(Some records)
________________________

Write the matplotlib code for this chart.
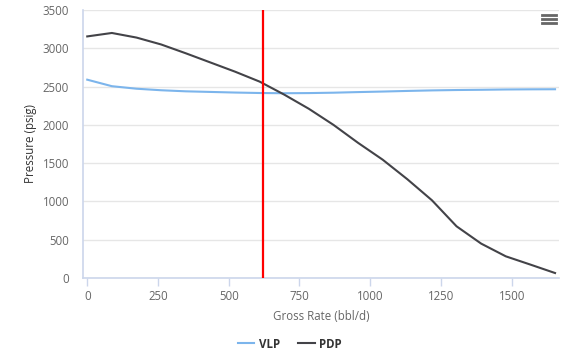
import numpy as np
import matplotlib
matplotlib.use("Agg")
import matplotlib.pyplot as plt
from matplotlib.lines import Line2D

# -- data
gross_rate = [0, 87, 174, 261, 348, 435, 522, 609, 696, 783,
              870, 957, 1044, 1131, 1218, 1305, 1392, 1479, 1566, 1653]
vlp = [2590, 2505, 2472, 2452, 2438, 2430, 2422, 2416, 2413, 2415,
       2420, 2428, 2435, 2443, 2450, 2455, 2458, 2462, 2464, 2465]
pdp = [3155, 3200, 3140, 3050, 2935, 2815, 2695, 2565, 2395, 2210,
       2000, 1765, 1545, 1290, 1015, 675, 449, 283, 175, 65]
operating_rate = 621

x_ticks = [0, 250, 500, 750, 1000, 1250, 1500]
y_ticks = [0, 500, 1000, 1500, 2000, 2500, 3000, 3500]

# -- styling
plt.rcParams['font.family'] = ['Open Sans', 'DejaVu Sans']
label_color = '#666666'
axis_color = '#ccd6eb'
grid_color = '#e6e6e6'

W, H = 568, 351
fig = plt.figure(figsize=(W / 100, H / 100), dpi=100)
ax = fig.add_axes([83 / W, 1 - 278 / H, (559 - 83) / W, (278 - 10) / H])

ax.plot(gross_rate, vlp, color='#7cb5ec', lw=1.5, label='VLP', zorder=3)
ax.plot(gross_rate, pdp, color='#434348', lw=1.5, label='PDP', zorder=3)
ax.axvline(operating_rate, color='#ff0000', lw=1.6, zorder=4)

ax.set_xlim(-15, 1667)
ax.set_ylim(0, 3500)
ax.set_xticks(x_ticks)
ax.set_yticks(y_ticks)

ax.grid(axis='y', color=grid_color, lw=1)
ax.set_axisbelow(True)
for side in ['top', 'right']:
  ax.spines[side].set_visible(False)
for side in ['left', 'bottom']:
  ax.spines[side].set_color(axis_color)
  ax.spines[side].set_linewidth(1.2)

ax.tick_params(axis='x', colors=axis_color, labelcolor=label_color, length=6,
               width=1, direction='out', labelsize=8.3, pad=3)
ax.tick_params(axis='y', length=0, labelcolor=label_color, labelsize=8.3, pad=10)

ax.set_xlabel('Gross Rate (bbl/d)', color=label_color, fontsize=8.3, labelpad=5)
ax.set_ylabel('Pressure (psig)', color='#333333', fontsize=8.3, labelpad=4)

# -- legend below the plot
leg = fig.legend(loc='center', bbox_to_anchor=(290 / W, 1 - 344 / H), ncol=2,
                 frameon=False, fontsize=8.3, handlelength=1.4, columnspacing=1.6,
                 handletextpad=0.4)
for txt in leg.get_texts():
  txt.set_color('#333333')
  txt.set_fontweight('bold')

# -- the little context menu icon in the corner
for yy in [15, 19, 23]:
  fig.add_artist(Line2D([542 / W, 556 / W], [1 - yy / H, 1 - yy / H],
                        color='#666666', lw=2.0, transform=fig.transFigure))

fig.savefig('out.png', dpi=100)
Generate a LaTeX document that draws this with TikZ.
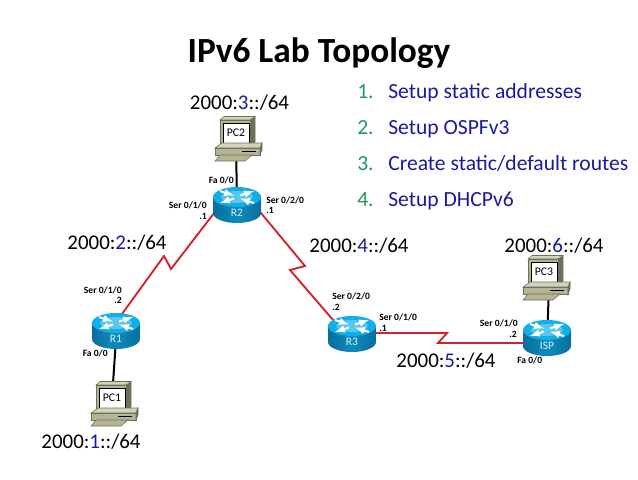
\documentclass[tikz,border=0pt]{standalone}
\usepackage{xcolor}
\usepackage{fontspec}
\setmainfont{Carlito}
\usetikzlibrary{backgrounds}
\definecolor{netblue}{HTML}{1A1A9E}
\definecolor{listgreen}{HTML}{1F9A5C}
\definecolor{linkred}{HTML}{D4212A}
\definecolor{pcmid}{HTML}{B4B594}
\definecolor{pcdark}{HTML}{6F7058}
\definecolor{pclight}{HTML}{D2D3BC}
\definecolor{routertop}{HTML}{12AEEA}
\definecolor{routerside}{HTML}{0B6E9C}
\definecolor{routerglow}{HTML}{0C8CBC}
\tikzset{
  nettext/.style={font=\fontsize{15.7pt}{17pt}\selectfont, anchor=base, inner sep=0pt},
  listnum/.style={font=\fontsize{16.2pt}{18pt}\selectfont, text=listgreen, anchor=base west, inner sep=0pt},
  listtext/.style={font=\fontsize{16.2pt}{18pt}\selectfont, text=netblue, anchor=base west, inner sep=0pt},
  porttext/.style={font=\fontsize{7.2pt}{8pt}\selectfont\bfseries, inner sep=0pt},
  serial/.style={draw=linkred, line width=1.4pt},
  lanlink/.style={draw=black, line width=1.5pt},
  routerbox/.style={rectangle, minimum width=36.6pt, minimum height=39pt, inner sep=0pt,
    text=white!85!cyan, font=\fontsize{8.6pt}{9pt}\selectfont},
  pcbox/.style={rectangle, minimum width=40pt, minimum height=44pt, inner sep=0pt,
    font=\fontsize{8.8pt}{10pt}\selectfont},
  arrowline/.style={white, line width=1.5pt, -latex}
}
\newcommand{\netnum}[1]{2000:\textcolor{netblue}{#1}::/64}
\newcommand{\routericon}[3]{
\begin{scope}[shift={#2}]
\shade[left color=routerside, right color=routerside, middle color=routerglow]
  (-24,-16) -- (-24,0) arc[x radius=24, y radius=10, start angle=180, end angle=0] -- (24,-16) -- cycle;
\fill[routertop] (0,-16) ellipse[x radius=24, y radius=10];
\fill[white!30!routertop] (0,-16) ellipse[x radius=16, y radius=6];
\draw[arrowline] (-17,-22) -- (-3,-17.5);
\draw[arrowline] (17,-10) -- (3,-14.5);
\draw[arrowline] (3,-17.5) -- (17,-22);
\draw[arrowline] (-3,-14.5) -- (-17,-10);
\end{scope}
\node[routerbox] (#1) at #2 {#3};
}
\newcommand{\pcicon}[3]{
\begin{scope}[shift={#2}, draw=pcdark, line width=0.4pt]
\filldraw[fill=pcdark] (14,-13) -- (19,-16.5) -- (19,9) -- (14,12) -- cycle;
\filldraw[fill=pclight] (-16,-13) -- (-12,-16.5) -- (19,-16.5) -- (14,-13) -- cycle;
\filldraw[fill=pcmid] (-16,-13) rectangle (14,12);
\filldraw[fill=white, draw=black, line width=0.6pt] (-13,-10) rectangle (13,10);
\filldraw[fill=pclight] (-14,10) -- (26,10) -- (24,15) -- (-21,15) -- cycle;
\filldraw[fill=pcmid] (-21,15) rectangle (24,22);
\filldraw[fill=pcdark] (24,15) -- (26,10) -- (26,17) -- (24,22) -- cycle;
\draw[black, line width=0.6pt] (6,18) -- (20,18);
\filldraw[fill=pcmid] (-16,22) -- (16,22) -- (9,28) -- (-21,28) -- cycle;
\end{scope}
\node[pcbox] (#1) at #2 {#3};
}
\begin{document}
\begin{tikzpicture}[x=0.75pt, y=-0.75pt]
\useasboundingbox (0,0) rectangle (638,479);

\node[anchor=base, inner sep=0pt, font=\fontsize{26.5pt}{28pt}\selectfont\bfseries] (title) at (319,62.5) {IPv6 Lab Topology};

\routericon{R2}{(237,213)}{R2}
\routericon{R1}{(116,339)}{R1}
\routericon{R3}{(352,342)}{R3}
\routericon{ISP}{(547,346)}{ISP}

\pcicon{PC2}{(236,133)}{PC2}
\pcicon{PC1}{(112,398)}{PC1}
\pcicon{PC3}{(544,272)}{PC3}

\coordinate (zig1a) at (164,256);
\coordinate (zig1b) at (171,269);
\coordinate (zig2a) at (305,266);
\coordinate (zig2b) at (290,270);
\coordinate (zig3a) at (447,333);
\coordinate (zig3b) at (438,343);

\begin{scope}[on background layer]
\draw[lanlink] (PC2.center) -- (R2.center);
\draw[lanlink] (R1.center) -- (PC1.center);
\draw[lanlink] ([xshift=4]PC3.center) -- (ISP.center);
\draw[serial] ([shift={(4,4)}]R1.north) -- (zig1a) -- (zig1b) -- ([shift={(8,-8)}]R2.west);
\draw[serial] ([shift={(-9,-10)}]R2.east) -- (zig2a) -- (zig2b) -- (R3.center);
\draw[serial] ([shift={(-5,-9)}]R3.east) -- (zig3a) -- (zig3b) -- ([shift={(5,-3)}]ISP.west);
\end{scope}

\node[nettext] (net3) at (239.5,109) {\netnum{3}};
\node[nettext] (net2) at (117,249) {\netnum{2}};
\node[nettext] (net4) at (359,252.5) {\netnum{4}};
\node[nettext] (net6) at (554,252.5) {\netnum{6}};
\node[nettext] (net5) at (446,367) {\netnum{5}};
\node[nettext] (net1) at (91,448) {\netnum{1}};

\node[listnum] (num1) at (357,98.5) {1.};
\node[listnum] (num2) at (357,134.5) {2.};
\node[listnum] (num3) at (357,170.5) {3.};
\node[listnum] (num4) at (357,206.5) {4.};
\node[listtext] (item1) at (388,98.5) {Setup static addresses};
\node[listtext] (item2) at (388,134.5) {Setup OSPFv3};
\node[listtext] (item3) at (388,170.5) {Create static/default routes};
\node[listtext] (item4) at (388,206.5) {Setup DHCPv6};

\node[porttext, anchor=base east] (r2fa) at (234,183) {Fa 0/0};
\node[porttext, anchor=base east] (r2s1) at (207,208) {Ser 0/1/0};
\node[porttext, anchor=base east] (r2s1ip) at (207,219) {.1};
\node[porttext, anchor=base west] (r2s2) at (266,203) {Ser 0/2/0};
\node[porttext, anchor=base west] (r2s2ip) at (266,213) {.1};

\node[porttext, anchor=base east] (r1s1) at (122,293) {Ser 0/1/0};
\node[porttext, anchor=base east] (r1s1ip) at (122,303) {.2};
\node[porttext, anchor=base east] (r1fa) at (108,356) {Fa 0/0};

\node[porttext, anchor=base west] (r3s2) at (332,299) {Ser 0/2/0};
\node[porttext, anchor=base west] (r3s2ip) at (332,310) {.2};
\node[porttext, anchor=base west] (r3s1) at (379,320) {Ser 0/1/0};
\node[porttext, anchor=base west] (r3s1ip) at (379,331) {.1};

\node[porttext, anchor=base east] (ISPs1) at (518,326) {Ser 0/1/0};
\node[porttext, anchor=base east] (ISPs1ip) at (517,337) {.2};
\node[porttext, anchor=base west] (ISPfa) at (517,363) {Fa 0/0};
\end{tikzpicture}
\end{document}
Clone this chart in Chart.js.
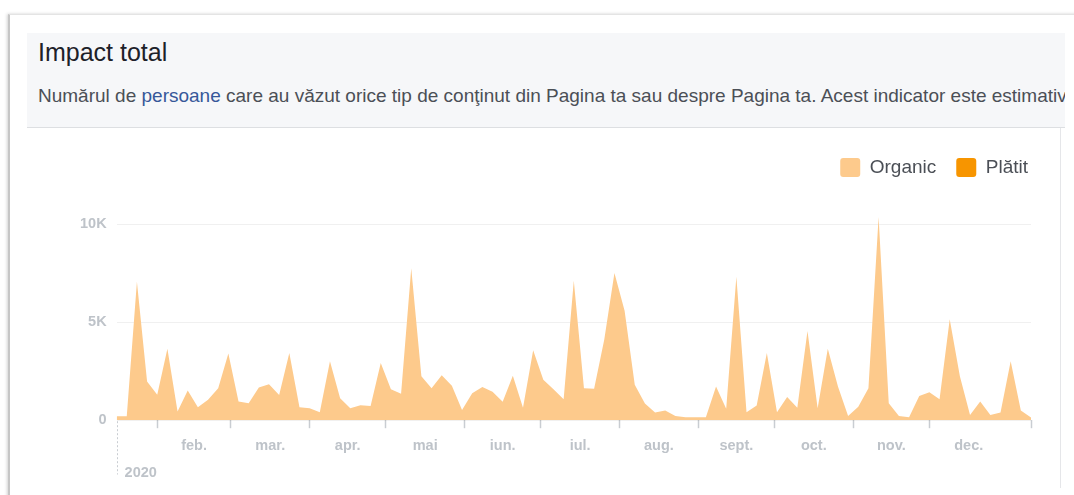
<!DOCTYPE html>
<html>
<head>
<meta charset="utf-8">
<script src="https://cdn.jsdelivr.net/npm/chart.js@4.4.0/dist/chart.umd.min.js"></script>
<style>
    body {
        margin: 0;
        width: 1074px;
        height: 495px;
        overflow: hidden;
        background: #fff;
        position: relative;
        font-family: "Liberation Sans", Arial, sans-serif;
    }

    .card {
        position: absolute;
        left: 8px;
        top: 14px;
        width: 1100px;
        height: 520px;
        border-top: 1px solid #e4e4e4;
        border-left: 2px solid #c6c6c6;
        box-shadow: -1px 0 3px rgba(0, 0, 0, 0.18);
    }

    .head {
        position: absolute;
        left: 27px;
        top: 33px;
        width: 1038px;
        height: 94px;
        background: #f6f7f9;
        border-bottom: 1px solid #dddfe2;
        overflow: hidden;
    }

    .title {
        position: absolute;
        left: 11px;
        top: 5px;
        font-size: 25px;
        color: #1d2129;
        white-space: nowrap;
    }

    .sub {
        position: absolute;
        left: 11px;
        top: 52px;
        font-size: 19px;
        color: #4b4f56;
        white-space: nowrap;
    }

    .sub a {
        color: #365899;
        text-decoration: none;
    }

    .vline {
        position: absolute;
        left: 1060px;
        top: 128px;
        width: 1px;
        height: 360px;
        background: #e5e6e9;
    }

    .wrap {
        position: absolute;
        left: 0;
        top: 130px;
        width: 1060px;
        height: 365px;
    }
</style>
</head>
<body>

<div class="card"></div>

<div class="head">
    <div class="title">Impact total</div>
    <div class="sub">Numărul de <a>persoane</a> care au văzut orice tip de conţinut din Pagina ta sau despre Pagina ta. Acest indicator este estimativ.</div>
</div>

<div class="vline"></div>

<div class="wrap">
    <canvas id="cImpact"></canvas>
</div>

<script>
/* data */

// one point every 4 days, first one on 16 ian. 2020 (day 15 of the year)
const firstDay = 15;
const stepDays = 4;

const organic = [
    200, 200, 7070, 1980, 1300, 3640, 440, 1520, 660, 1040,
    1630, 3400, 950, 860, 1670, 1840, 1290, 3430, 660, 610,
    400, 3010, 1120, 610, 760, 730, 2920, 1580, 1350, 7750,
    2240, 1630, 2290, 1760, 520, 1380, 1700, 1450, 940, 2270,
    640, 3570, 2060, 1580, 1070, 7120, 1630, 1600, 4120, 7510,
    5580, 1810, 850, 390, 490, 210, 150, 150, 150, 1720,
    580, 7320, 400, 750, 3430, 400, 1180, 640, 4550, 610,
    3640, 1720, 210, 690, 1630, 10370, 860, 210, 150, 1240,
    1430, 1070, 5150, 2240, 270, 950, 270, 390, 3010, 490,
    140
];

const paid = [
    0, 0, 0, 0, 0, 0, 0, 0, 0, 0,
    0, 0, 0, 0, 0, 0, 0, 0, 0, 0,
    0, 0, 0, 0, 0, 0, 0, 0, 0, 0,
    0, 0, 0, 0, 0, 0, 0, 0, 0, 0,
    0, 0, 0, 0, 0, 0, 0, 0, 0, 0,
    0, 0, 0, 0, 0, 0, 0, 0, 0, 0,
    0, 0, 0, 0, 0, 0, 0, 0, 0, 0,
    0, 0, 0, 0, 0, 0, 0, 0, 0, 0,
    0, 0, 0, 0, 0, 0, 0, 0, 0, 0,
    0
];

// first day of each month (day of year, 2020)
const monthStarts = [31, 60, 91, 121, 152, 182, 213, 244, 274, 305, 335];
const monthLabels = ["feb.", "mar.", "apr.", "mai", "iun.", "iul.", "aug.", "sept.", "oct.", "nov.", "dec."];
const yearEnd = 366;
const yearLabel = "2020";

const yTicks = [0, 5000, 10000];

/* helpers */

const dayOf = i => firstDay + i * stepDays;
const lastDay = dayOf(organic.length - 1);

const toPoints = arr => arr.map((v, i) => ({ x: dayOf(i), y: v }));

const monthMids = monthStarts.map((d, i) =>
    (d + (monthStarts[i + 1] || yearEnd)) / 2
);

const fmtK = v => v === 0 ? "0" : (v / 1000) + "K";

const FONT = "'Liberation Sans', Arial, sans-serif";
const tickFont = { family: FONT, size: 14.5, weight: "bold" };
const tickColor = "#bec3c9";

// dashed line over the year label
const yearLine = {
    id: "yearLine",
    afterDraw(chart) {
        const { ctx, scales } = chart;
        const x = Math.round(scales.x.getPixelForValue(firstDay)) + 0.5;
        ctx.save();
        ctx.strokeStyle = "#c9cdd2";
        ctx.lineWidth = 1;
        ctx.setLineDash([2, 2]);
        ctx.beginPath();
        ctx.moveTo(x, scales.x.top + 1);
        ctx.lineTo(x, scales.x3.top + 11);
        ctx.stroke();
        ctx.restore();
    }
};

/* chart */

new Chart(
    document.getElementById("cImpact"),
    {
        type: "line",

        data: {
            datasets: [
                {
                    label: "Organic",
                    data: toPoints(organic),
                    backgroundColor: "#fdca8c",
                    borderColor: "#fdca8c",
                    borderWidth: 0,
                    pointRadius: 0,
                    fill: "origin",
                    tension: 0
                },
                {
                    label: "Plătit",
                    data: toPoints(paid),
                    backgroundColor: "#f79500",
                    borderColor: "#f79500",
                    borderWidth: 0,
                    pointRadius: 0,
                    fill: "origin",
                    tension: 0
                }
            ]
        },

        options: {
            responsive: true,
            maintainAspectRatio: false,
            animation: false,

            layout: {
                padding: { left: 70, right: 12, top: 8, bottom: 12 }
            },

            plugins: {
                tooltip: { enabled: false },
                legend: {
                    position: "top",
                    align: "end",
                    labels: {
                        boxWidth: 20,
                        boxHeight: 19,
                        padding: 20,
                        useBorderRadius: true,
                        borderRadius: 3,
                        color: "#4b4f56",
                        font: { family: FONT, size: 19 }
                    }
                }
            },

            scales: {
                // month boundaries, tick marks only
                x: {
                    type: "linear",
                    position: "bottom",
                    weight: 0,
                    min: firstDay,
                    max: lastDay,
                    afterBuildTicks: s => {
                        s.ticks = monthStarts.concat([lastDay]).map(v => ({ value: v }));
                    },
                    grid: {
                        display: true,
                        drawOnChartArea: false,
                        drawTicks: true,
                        tickLength: 8,
                        tickColor: "#c9cdd2",
                        tickWidth: 1.5
                    },
                    border: { display: false },
                    ticks: { display: false }
                },

                // month names, centred in each month
                x2: {
                    type: "linear",
                    position: "bottom",
                    weight: 1,
                    min: firstDay,
                    max: lastDay,
                    afterBuildTicks: s => {
                        s.ticks = monthMids.map(v => ({ value: v }));
                    },
                    grid: { display: false, drawTicks: false },
                    border: { display: false },
                    ticks: {
                        autoSkip: false,
                        maxRotation: 0,
                        padding: 9,
                        color: tickColor,
                        font: tickFont,
                        callback: (v, i) => monthLabels[i]
                    }
                },

                // year under the first point
                x3: {
                    type: "linear",
                    position: "bottom",
                    weight: 2,
                    min: firstDay,
                    max: lastDay,
                    afterBuildTicks: s => {
                        s.ticks = [{ value: firstDay }];
                    },
                    grid: { display: false, drawTicks: false },
                    border: { display: false },
                    ticks: {
                        autoSkip: false,
                        maxRotation: 0,
                        align: "start",
                        labelOffset: 8,
                        padding: 1,
                        color: tickColor,
                        font: tickFont,
                        callback: () => yearLabel
                    }
                },

                y: {
                    min: 0,
                    max: 11900,
                    z: 1,
                    afterBuildTicks: s => {
                        s.ticks = yTicks.map(v => ({ value: v }));
                    },
                    grid: {
                        color: "rgba(0, 0, 0, 0.06)",
                        drawTicks: false
                    },
                    border: { display: false },
                    ticks: {
                        padding: 10,
                        color: tickColor,
                        font: tickFont,
                        callback: v => fmtK(v)
                    }
                },

                // keeps the plot clear of the legend's right edge
                yPad: {
                    position: "right",
                    grid: { display: false, drawTicks: false },
                    border: { display: false },
                    ticks: { display: false },
                    afterFit: s => {
                        s.width = 17;
                    }
                }
            }
        },

        plugins: [yearLine]
    }
);
</script>
</body>
</html>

________________________

» Task description
Read the entries and select each line where the word "matplotlib" is found.

» Full answer
Write the matplotlib code for this chart.
import matplotlib
matplotlib.use("Agg")
import matplotlib.pyplot as plt
from matplotlib.lines import Line2D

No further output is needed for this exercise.